The philosopher should rather attempt to visualize religion as a life-giving stream whose waters, rising from an unknown source—the splendor of the Eternal Presence—have become polluted from contact with the various civilizations through which they have flowed since the beginning of time. When these waters become the carrier of the poison of perverse opinion and creedal degeneracy, purifying reformations be­ come necessary. These reformations, however, are not directed against the original idea but are simply efforts to return to that idea.


In this century the dilemma has become acute. The departure of theology from its fundamental premises is painfully evident, with the inevitable result that men have turned from the insufficiency of dogma to seek a fuller and more adequate revelation.


The prayer of the philosopher today must be, “Let that which is irrelevant be eliminated that the relevancies may be rendered apparent. May the Eternal Truth which is, was and ever shall be, be stated again in terms comprehensible to this civilization.”


In every generation there are men who have desired light and who have banded themselves together to investigate the deeper mysteries of God and Nature. These men have been persecuted because their discoveries threatened the integrity of prevailing opinionism. Still they have persisted and many of the symbols of alchemy, Hermeticism and Freemasonry bear witness to their devotion and ability. Max Muller, the German Oriental scholar, stated a fundamental truth when he said that there had never been a false religion unless a child be a false man.
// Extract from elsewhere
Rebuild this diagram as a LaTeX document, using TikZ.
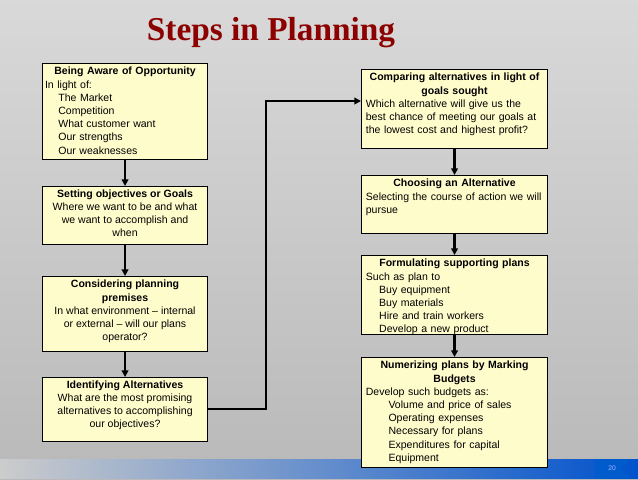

All religions have had one common origin—a desire for greater justice and enlightenment.

Most, also, have had a common end. Departing from the simplicity of their origin to become involved in meaningless complexities and dissensions, they have failed from the earth because they no longer served the soul hunger of man. An organization is merely the vehicle of an idea, and when the idea fails or is hopelessly deflected, the organization can no longer justify its right to exist.


The Freemason knows that primitive, or natural, religion is consistent with the laws of Nature and God.

That which departs from Nature dies physically and that which departs from God dies spiritually.

Only when we abide by the dictates of the Great Father above and the Great Mother beneath can we endure. Departing from the laws of both Nature and God, temporal religions established an ecclesiasticism which seeks to dictate arbitrarily the destiny of souls. It is this condition that produces the reformer and inclines the mind to the study of such other sciences as can contribute to a new spiritual renaissance.

True religion is, in the last analysis, the highest and most perfect form of natural philosophy.

The deterioration of religion sets in when, turning from the severity of primitive tradition, it attempts to cater to human selfish­ness. Religions have a tendency to compromise with principle in an effort to increase their own temporal power. This is the beginning of the end, for no religious order has ever survived a compromise. When spiritual truth is sacrificed for the welfare of the organization, then the organization dooms itself to inevitable destruction.